Now, as we face difficult choices among models to convert from quarters to semesters, we are beset by a "perfect storm" of financial issues.
Consider the following issues:
Research tells us that Universities almost always experience a drop in enrollment due to the switch from quarters to semesters. Enrollment returns to normal two or three years later but we would be wise to expect a reduction in enrollment of about 5% to 7% for 2-3 years beginning in Fall of 2012.
The state's financial situation remains extremely uncertain. Starting three years ago, and for a period of two years, cuts in state subsidy were replaced by federal stimulus money. When this stimulus money was discontinued, a genuine cut in subsidy took place. This amounts to an approximate annual loss of $3,700,000 per year for RHE, continuing annually into every future year. Impacts on each campus depend upon the relative size of each campus budget and vary from $420,000to $906,000. More cuts or reductions in subsidy are possible, or even likely, depending on whom we ask.
As you know, the University is moving all units toward Responsibility Centered Management (RCM) in the near future. We do not know yet how this might impact our overhead charges or the costs of main campus services used on regional campuses.
Enrollments were down by about 4% in Fall 2011 across the RHE system. Individual campus enrollments in Fall ranged from an increase of 5% to a decline of 12%. As the economy improves, potential students return to work. Many unemployed individuals who chose to return to school while unemployed have now exhausted their eligibility for financial aid.
New federal financial aid rules will also act to lessen enrollment. These rules allowed continued enrollment by students who did exceptionally poorly their first term. This new rule has been called "One strike and you are out."
Our conversion to a new student information data base system (PeopleSoft) has cost us some enrollment in Summer and Fall quarters due to delays in registration and financial aid notifications and general confusion caused by the new system.
Most important, Ohio is in a period of decline in high school graduates. Between 2008 and 2014 high school graduates in Ohio will have declined by 10%. By Fall of 2015, a small uptick in high school graduates is projected.
To examine ways to accomplish this conversion while meeting the Provost's expectations of developing a conversion that was neutral in terms of workload and finances, former Executive Dean Dan Evans appointed a Faculty Workload Committee of faculty and some staff representing all the campuses. A draft report was created and circulated for comment and input. Numerous additional meetings of this Committee and faculty discussions at various campuses were held. The Deans and I appreciate all the input we have received including a number of alternate proposals for workload models. Some of these would emulate the policies in main campus departments where research and doctoral teaching weighs much more heavily than on our campuses. Some proposed a teaching load of 21 semester hours; some 18 semester hours. Unfortunately none of these were able to address the issue of financial neutrality. In fact, all are financially untenable and would endanger the financial stability of our current system.
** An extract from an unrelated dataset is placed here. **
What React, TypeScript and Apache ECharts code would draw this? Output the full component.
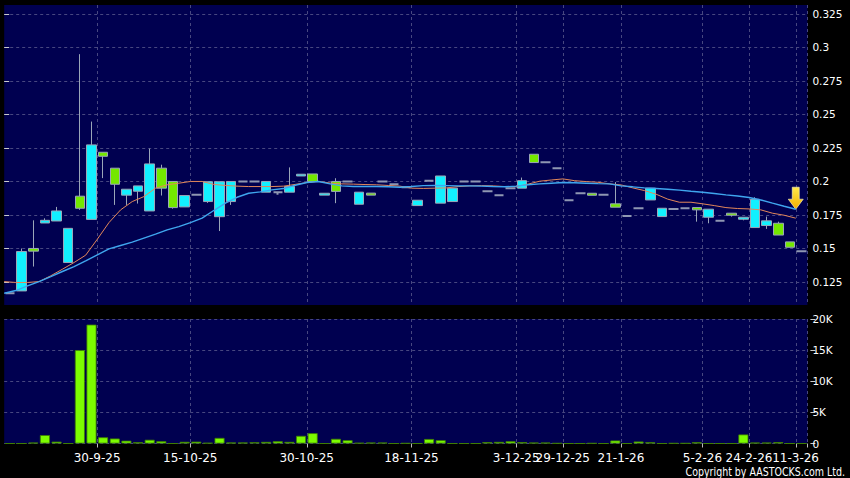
import React, { useEffect, useRef } from 'react';
import * as echarts from 'echarts';

// x-axis tick labels and the category index where each one sits
const tickLabels = ['30-9-25', '15-10-25', '30-10-25', '18-11-25', '3-12-25', '29-12-25', '21-1-26', '5-2-26', '24-2-26', '11-3-26'];
const tickIndex = [8, 16, 26, 35, 44, 48, 53, 60, 64, 68];

// daily prices (69 sessions)
const open = [
  0.1166, 0.1183, 0.150, 0.169, 0.1705, 0.1395, 0.189, 0.1717, 0.2218, 0.2099,
  0.1898, 0.1927, 0.178, 0.2099, 0.200, 0.181, 0.190, 0.185, 0.1737, 0.185,
  0.200, 0.200, 0.192, 0.192, 0.192, 0.2041, 0.2056, 0.1898, 0.200, 0.200,
  0.183, 0.1913, 0.200, 0.198, 0.1957, 0.182, 0.2006, 0.1838, 0.185, 0.200,
  0.200, 0.1927, 0.1897, 0.195, 0.195, 0.2203, 0.2143, 0.2099, 0.186, 0.1912,
  0.1912, 0.190, 0.1833, 0.1743, 0.180, 0.1862, 0.1738, 0.1795, 0.180, 0.1805,
  0.1733, 0.1706, 0.1763, 0.1718, 0.1656, 0.1671, 0.1688, 0.1549, 0.148,
];
const close = [
  0.1166, 0.1477, 0.148, 0.171, 0.178, 0.165, 0.180, 0.2273, 0.2188, 0.1979,
  0.1942, 0.1967, 0.2131, 0.195, 0.1805, 0.1895, 0.190, 0.1998, 0.1998, 0.200,
  0.200, 0.200, 0.200, 0.192, 0.1962, 0.2054, 0.200, 0.1912, 0.1926, 0.200,
  0.192, 0.1898, 0.200, 0.198, 0.1957, 0.186, 0.2006, 0.2041, 0.195, 0.200,
  0.200, 0.1927, 0.1897, 0.195, 0.2006, 0.2141, 0.2143, 0.2099, 0.186, 0.1912,
  0.1897, 0.190, 0.1808, 0.1743, 0.180, 0.195, 0.180, 0.1795, 0.180, 0.1788,
  0.1793, 0.1706, 0.1748, 0.1733, 0.1867, 0.1706, 0.160, 0.1509, 0.148,
];
const low = [
  0.1166, 0.1183, 0.1365, 0.169, 0.1705, 0.1395, 0.1788, 0.1717, 0.2025, 0.1825,
  0.1825, 0.1835, 0.178, 0.1895, 0.1797, 0.181, 0.190, 0.184, 0.163, 0.1825,
  0.200, 0.200, 0.192, 0.190, 0.192, 0.2041, 0.200, 0.1898, 0.1838, 0.200,
  0.183, 0.1898, 0.200, 0.198, 0.1957, 0.182, 0.2006, 0.1838, 0.185, 0.200,
  0.200, 0.1927, 0.1897, 0.195, 0.195, 0.2141, 0.2143, 0.2099, 0.186, 0.1912,
  0.1897, 0.190, 0.1808, 0.1743, 0.180, 0.1862, 0.1738, 0.1795, 0.180, 0.170,
  0.1688, 0.1706, 0.1738, 0.171, 0.1656, 0.1646, 0.160, 0.1509, 0.148,
];
const high = [
  0.1166, 0.150, 0.171, 0.1725, 0.181, 0.165, 0.295, 0.2447, 0.2218, 0.2099,
  0.1942, 0.1967, 0.2245, 0.2125, 0.200, 0.1895, 0.190, 0.1998, 0.1998, 0.200,
  0.200, 0.200, 0.200, 0.192, 0.2105, 0.2054, 0.2056, 0.1912, 0.2024, 0.200,
  0.192, 0.1913, 0.200, 0.198, 0.1957, 0.186, 0.2006, 0.2041, 0.195, 0.200,
  0.200, 0.1927, 0.1897, 0.195, 0.2029, 0.2203, 0.2143, 0.2099, 0.186, 0.1912,
  0.1912, 0.190, 0.1995, 0.1743, 0.180, 0.195, 0.180, 0.1795, 0.180, 0.1805,
  0.1793, 0.1706, 0.1763, 0.1733, 0.1882, 0.1738, 0.170, 0.1549, 0.148,
];

// daily volume (shares)
const volume = [
  0, 0, 150, 1350, 300, 0, 15000, 19100, 1000, 800,
  450, 200, 600, 370, 0, 270, 300, 100, 900, 160,
  160, 200, 260, 370, 260, 1230, 1660, 0, 750, 530,
  100, 150, 150, 0, 50, 0, 720, 530, 0, 0,
  0, 220, 260, 370, 220, 150, 150, 50, 0, 0,
  50, 0, 480, 0, 320, 200, 0, 50, 50, 200,
  0, 0, 0, 1450, 150, 150, 220, 0, 0,
];

// moving averages as drawn (short = orange, long = blue)
const maShort = [
  0.1253, 0.1246, 0.1246, 0.1253, 0.1296, 0.1345, 0.1395, 0.145, 0.1569, 0.1693,
  0.1788, 0.185, 0.1887, 0.195, 0.1975, 0.1987, 0.200, 0.200, 0.1978, 0.197,
  0.1965, 0.1962, 0.1962, 0.1962, 0.1965, 0.1978, 0.1992, 0.200, 0.1988, 0.1982,
  0.198, 0.1977, 0.1975, 0.197, 0.1965, 0.195, 0.1948, 0.195, 0.1952, 0.1962,
  0.1967, 0.1969, 0.1967, 0.1962, 0.1962, 0.198, 0.2002, 0.2011, 0.2019, 0.2006,
  0.1999, 0.1994, 0.1982, 0.1974, 0.1952, 0.1932, 0.1905, 0.1868, 0.1845, 0.1845,
  0.1833, 0.182, 0.1805, 0.1798, 0.1795, 0.1788, 0.1763, 0.1748, 0.1726,
];
const maLong = [
  0.1166, 0.1186, 0.1221, 0.1253, 0.129, 0.1328, 0.1365, 0.1407, 0.1452, 0.1497,
  0.1522, 0.1547, 0.1577, 0.1607, 0.1639, 0.1663, 0.1693, 0.1726, 0.1783, 0.1838,
  0.1882, 0.1912, 0.1922, 0.1937, 0.1947, 0.1972, 0.1992, 0.200, 0.1982, 0.1967,
  0.1962, 0.1962, 0.1962, 0.196, 0.1957, 0.1962, 0.1969, 0.197, 0.1969, 0.1967,
  0.1967, 0.1965, 0.1962, 0.196, 0.1965, 0.1975, 0.1982, 0.1987, 0.1992, 0.199,
  0.1987, 0.1984, 0.1982, 0.1967, 0.196, 0.1952, 0.1947, 0.1942, 0.1935, 0.1927,
  0.192, 0.191, 0.19, 0.1892, 0.188, 0.1862, 0.1838, 0.1815, 0.1793,
];

const priceTicks = [0.125, 0.15, 0.175, 0.2, 0.225, 0.25, 0.275, 0.3, 0.325];

const PLOT_BG = '#000050';
const GRID_LINE = '#474780';
const UP = '#12f0ff';
const DOWN = '#74e800';
const WICK = '#9aa6b8';
const DOJI = '#8f97b2';
const VOL = '#7cfc00';
const FONT = 'DejaVu Sans';

export default function App() {
  const ref = useRef<HTMLDivElement>(null);

  useEffect(() => {
    if (!ref.current) return;
    const chart = echarts.init(ref.current, undefined, { renderer: 'svg' });

    const categories = open.map((_, i) => {
      const k = tickIndex.indexOf(i);
      return k >= 0 ? tickLabels[k] : '';
    });
    const lastTick = tickIndex[tickIndex.length - 1];
    const showAt = (index: number) => tickIndex.includes(index);
    const showLabelAt = (index: number) => index !== lastTick && tickIndex.includes(index);

    const candles = open.map((o, i) => {
      const v = [o, close[i], low[i], high[i]];
      if (o === close[i]) {
        return {
          value: v,
          itemStyle: { color: DOJI, color0: DOJI, borderColor: DOJI, borderColor0: DOJI, borderWidth: 2 },
        };
      }
      return v;
    });

    const splitLine = {
      show: true,
      lineStyle: { color: GRID_LINE, width: 1, type: [3, 3] as any },
    };

    const dateLabel = {
      show: true, color: '#ffffff', fontFamily: FONT, fontSize: 12,
      margin: 7, padding: [0, 0, 0, -12], showMaxLabel: true, showMinLabel: true, hideOverlap: false,
    };

    const arrowPath = 'path://M4,0 L11,0 L11,12 L15,12 L7.5,22 L0,12 L4,12 Z';

    chart.setOption({
      animation: false,
      backgroundColor: '#000000',
      grid: [
        { left: 4.2, right: 42.6, top: 5, height: 300, show: true, backgroundColor: PLOT_BG, borderWidth: 0 },
        { left: 4.2, right: 42.6, top: 319, height: 124.5, show: true, backgroundColor: PLOT_BG, borderWidth: 0 },
      ],
      xAxis: [
        {
          type: 'category', gridIndex: 0, data: categories, boundaryGap: true,
          axisLine: { show: false }, axisTick: { show: false }, axisLabel: { show: false },
          splitLine: { ...splitLine, interval: showAt },
        },
        {
          type: 'category', gridIndex: 1, data: categories, boundaryGap: true, offset: 1,
          axisLine: { show: false },
          axisTick: { show: true, length: 4, interval: showAt, lineStyle: { color: '#bbbbbb' } },
          axisLabel: { ...dateLabel, interval: showLabelAt },
          splitLine: { ...splitLine, interval: showAt },
        },
        { type: 'value', gridIndex: 0, min: 0, max: 69, show: false },
        {
          type: 'category', gridIndex: 1, data: categories, boundaryGap: true, offset: 1, position: 'bottom',
          axisLine: { show: false }, axisTick: { show: false }, splitLine: { show: false },
          axisLabel: { ...dateLabel, interval: (index: number) => index === lastTick },
        },
      ],
      yAxis: [
        {
          type: 'value', gridIndex: 0, position: 'right', min: 0.1078, max: 0.3317, offset: 3,
          axisLine: { show: false },
          axisTick: { show: true, length: 5, customValues: priceTicks, lineStyle: { color: '#cccccc' } },
          axisLabel: {
            show: true, customValues: priceTicks, color: '#ffffff', fontFamily: FONT, fontSize: 10.5, margin: 2,
            formatter: (v: number) => String(+v.toFixed(3)),
          },
          splitLine,
        },
        {
          type: 'value', gridIndex: 1, position: 'right', min: 0, max: 20000, interval: 5000, offset: 3,
          axisLine: { show: false },
          axisTick: { show: true, length: 5, lineStyle: { color: '#cccccc' } },
          axisLabel: {
            show: true, color: '#ffffff', fontFamily: FONT, fontSize: 10.5, margin: 2,
            formatter: (v: number) => (v === 0 ? '0' : v / 1000 + 'K'),
          },
          splitLine,
        },
      ],
      series: [
        {
          type: 'candlestick', xAxisIndex: 0, yAxisIndex: 0, barWidth: 10,
          data: candles,
          itemStyle: { color: UP, color0: DOWN, borderColor: WICK, borderColor0: WICK, borderWidth: 1 },
        },
        {
          type: 'bar', xAxisIndex: 1, yAxisIndex: 1, barWidth: 10,
          data: volume,
          itemStyle: { color: VOL, borderColor: '#3f8000', borderWidth: 0.8 },
        },
        {
          type: 'line', xAxisIndex: 2, yAxisIndex: 0, symbol: 'none', z: 5,
          data: maShort.map((v, i) => [i, v]),
          lineStyle: { color: '#e2875a', width: 1 },
        },
        {
          type: 'line', xAxisIndex: 2, yAxisIndex: 0, symbol: 'none', z: 5,
          data: maLong.map((v, i) => [i, v]),
          lineStyle: { color: '#3fa6ee', width: 1.4 },
          markPoint: {
            silent: true,
            symbol: arrowPath,
            symbolSize: [15, 22],
            symbolOffset: [0, '-50%'],
            label: { show: false },
            itemStyle: {
              color: new echarts.graphic.LinearGradient(0, 0, 0, 1, [
                { offset: 0, color: '#ffe94a' },
                { offset: 1, color: '#f2b000' },
              ]),
              borderColor: '#fff8c0',
              borderWidth: 0.6,
            },
            data: [{ coord: [maLong.length - 1, maLong[maLong.length - 1]] }],
          },
        },
      ],
      graphic: [
        {
          type: 'text', x: 845, y: 478, scaleX: 0.79, silent: true,
          style: {
            text: 'Copyright by AASTOCKS.com Ltd.',
            fill: '#ffffff', font: `12px "${FONT}"`,
            textAlign: 'right', textVerticalAlign: 'bottom',
          },
        },
      ],
    });

    return () => chart.dispose();
  }, []);

  return (
    <div
      ref={ref}
      style={{ position: 'fixed', left: 0, top: 0, width: 850, height: 478, background: '#000' }}
    />
  );
}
We should also note that we are not alone among Ohio public institutions in current or very recent conversions from quarters to semesters. All other Ohio public universities with branches have converted or are converting their 36-credit quarter teaching loads to 24-credit semesters loads. (An exception is Ohio State which had a lesser load before and after the conversion.) If we compared ourselves to our colleagues in Athens we note that, while there is great variation among colleges and departments, some colleges have a provision for teaching loads of 24 and 21 semester credits.
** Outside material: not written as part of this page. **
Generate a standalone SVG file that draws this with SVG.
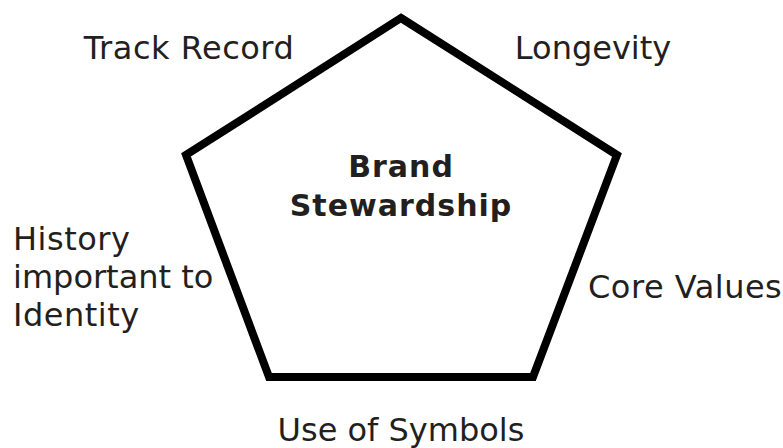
<svg xmlns="http://www.w3.org/2000/svg" width="783" height="448" viewBox="0 0 783 448">
<style>
.lbl{font-family:"DejaVu Sans",Verdana,sans-serif;font-size:32px;letter-spacing:0.5px;fill:#231f20}
.title{font-family:"DejaVu Sans",Verdana,sans-serif;font-size:30px;font-weight:bold;letter-spacing:1px;fill:#231f20;text-anchor:middle}
.shape{fill:#fff;stroke:#000;stroke-width:8;stroke-linejoin:miter}
</style>
<rect width="783" height="448" fill="#fff"/>
<g id="pentagon">
<polygon class="shape" points="401,18 617,155 533,377 269,377 186,155"/>
<text class="title" x="401" y="177">Brand</text>
<text class="title" x="401" y="216">Stewardship</text>
</g>
<g id="track-record"><text class="lbl" x="189" y="59" text-anchor="middle">Track Record</text></g>
<g id="longevity"><text class="lbl" x="593" y="59" text-anchor="middle" style="letter-spacing:0">Longevity</text></g>
<g id="history"><text class="lbl" x="13" y="250">History</text><text class="lbl" x="13" y="288" style="letter-spacing:0">important to</text><text class="lbl" x="13" y="326">Identity</text></g>
<g id="core-values"><text class="lbl" x="588" y="298">Core Values</text></g>
<g id="symbols"><text class="lbl" x="401" y="441" text-anchor="middle" style="letter-spacing:0">Use of Symbols</text></g>
<g id="connectors"></g>
</svg>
The Deans and I recognize and applaud the good work of regional campus faculty and the fact that, despite heavy teaching loads, many faculty also accomplish very significant work in scholarship and service. In recognition of this, and with all the preceding information as background, the Deans and I offer for your consideration the following workload policy that takes into account the significant discussions we have had. I am hopeful this will be acceptable to the Faculty as an alternative to the 24-seemster load that will have to be implemented for all faculty in the Fall.
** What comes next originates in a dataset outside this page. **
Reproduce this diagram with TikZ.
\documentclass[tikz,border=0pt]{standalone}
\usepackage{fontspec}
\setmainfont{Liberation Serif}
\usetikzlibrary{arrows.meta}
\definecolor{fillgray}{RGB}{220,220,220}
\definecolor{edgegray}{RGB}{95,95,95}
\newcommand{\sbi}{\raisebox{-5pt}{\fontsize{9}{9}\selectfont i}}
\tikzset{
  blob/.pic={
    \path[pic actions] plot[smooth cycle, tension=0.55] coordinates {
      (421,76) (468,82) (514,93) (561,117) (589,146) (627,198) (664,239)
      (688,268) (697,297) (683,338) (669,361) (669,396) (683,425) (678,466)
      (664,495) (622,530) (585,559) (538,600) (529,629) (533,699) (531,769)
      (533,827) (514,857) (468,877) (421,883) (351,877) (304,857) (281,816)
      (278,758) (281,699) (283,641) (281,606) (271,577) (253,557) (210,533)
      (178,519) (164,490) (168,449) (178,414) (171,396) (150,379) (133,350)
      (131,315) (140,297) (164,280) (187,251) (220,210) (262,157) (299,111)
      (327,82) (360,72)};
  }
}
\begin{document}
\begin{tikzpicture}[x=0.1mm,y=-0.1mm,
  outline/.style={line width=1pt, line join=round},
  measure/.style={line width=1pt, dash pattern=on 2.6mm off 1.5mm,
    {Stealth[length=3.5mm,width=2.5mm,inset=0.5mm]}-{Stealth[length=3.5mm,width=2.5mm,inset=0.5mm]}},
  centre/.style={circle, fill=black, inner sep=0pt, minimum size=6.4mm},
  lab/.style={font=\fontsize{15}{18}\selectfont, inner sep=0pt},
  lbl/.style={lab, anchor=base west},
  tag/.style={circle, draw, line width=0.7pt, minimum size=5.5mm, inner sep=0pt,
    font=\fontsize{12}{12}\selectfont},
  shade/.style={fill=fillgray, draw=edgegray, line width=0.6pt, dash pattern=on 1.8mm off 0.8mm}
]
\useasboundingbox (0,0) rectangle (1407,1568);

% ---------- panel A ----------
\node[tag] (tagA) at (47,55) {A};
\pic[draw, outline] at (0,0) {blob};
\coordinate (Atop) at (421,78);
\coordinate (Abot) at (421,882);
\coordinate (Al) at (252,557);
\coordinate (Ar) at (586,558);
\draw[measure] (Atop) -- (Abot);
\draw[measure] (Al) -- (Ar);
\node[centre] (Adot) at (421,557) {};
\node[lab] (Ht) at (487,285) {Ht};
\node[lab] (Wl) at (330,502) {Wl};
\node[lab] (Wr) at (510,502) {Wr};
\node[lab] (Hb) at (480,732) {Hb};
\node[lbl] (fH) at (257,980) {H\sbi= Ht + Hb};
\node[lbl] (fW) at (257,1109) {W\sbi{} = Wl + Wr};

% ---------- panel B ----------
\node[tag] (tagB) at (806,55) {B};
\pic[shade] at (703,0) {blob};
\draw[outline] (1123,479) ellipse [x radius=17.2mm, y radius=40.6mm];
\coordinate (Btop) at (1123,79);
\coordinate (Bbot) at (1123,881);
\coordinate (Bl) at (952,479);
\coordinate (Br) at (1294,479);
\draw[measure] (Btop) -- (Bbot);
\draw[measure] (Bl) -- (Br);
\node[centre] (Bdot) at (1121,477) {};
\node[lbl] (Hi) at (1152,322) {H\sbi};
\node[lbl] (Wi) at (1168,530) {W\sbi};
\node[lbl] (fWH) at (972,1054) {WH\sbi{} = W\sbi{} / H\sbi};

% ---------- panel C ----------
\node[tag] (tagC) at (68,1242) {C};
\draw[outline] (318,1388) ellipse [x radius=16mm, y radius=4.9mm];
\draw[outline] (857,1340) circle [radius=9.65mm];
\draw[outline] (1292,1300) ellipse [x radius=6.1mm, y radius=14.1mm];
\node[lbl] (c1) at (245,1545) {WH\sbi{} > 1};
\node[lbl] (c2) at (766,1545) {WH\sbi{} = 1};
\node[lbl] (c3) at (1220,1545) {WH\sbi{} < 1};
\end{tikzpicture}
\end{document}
Although none of the workload proposals submitted, including this one, are revenue neutral, the deans feel that with continued prudent financial management, this proposal, allowing up to 75% of faculty who are defined as active scholars to receive a 3-credit reduction, is affordable. (Indeed, such proposals can't be revenue neutral unless they equate to 24 semester credits of teaching or, again, by our traditional standards, entail large lecture halls or large on-line classes without additional faculty compensation.) I am hopeful that the faculty will concur with this proposal as described below and in the attached documents. We are optimistic that the support of Faculty for this proposal will enable the deans to gain the Provost's approval despite its lack of financial neutrality.
As you know from our discussions, in the attached documents, "faculty with substantial scholarship" has been defined in a preliminary way as faculty who have published a refereed journal article (or book, book chapter, substantial external grant, or significant juried creative activity) or have made professional presentations to peers within the last two years. Faculty who have done so will have a 21-credit teaching load in Academic Year 2012-13. Proposed revisions to this standard are acceptable provided that the definition does not exceed 75% of faculty for AY 2012-13. This new proposed system of allocating release time to faculty scholars will replace the current faculty release time system based on applications and awards. Thus, the RHE Course Release Programs, including the Three-Course Release and One-Course Release (aka Special Scholarship) will be discontinued and no awards granted for AY 2012-13.
Because of the financial impact of this proposed workload policy and our uncertain fiscal environment, even if permission is granted by the Provost to implement this proposed policy in Fall of 2012, we need to consider this authorization as on a year-by-year approval basis for the next three years. I will ask the Faculty Workload Committee to reconvene, to solicit comments from faculty members on all campuses and to begin the process of proposing standards for scholarship activity that will achieve the 75% goal this coming academic year. In addition I will ask the Committee to propose standards and procedures for implementing possible expansion or contraction of the proportion of faculty who can receive scholarship reductions in future years depending on our financial situation and enrollment.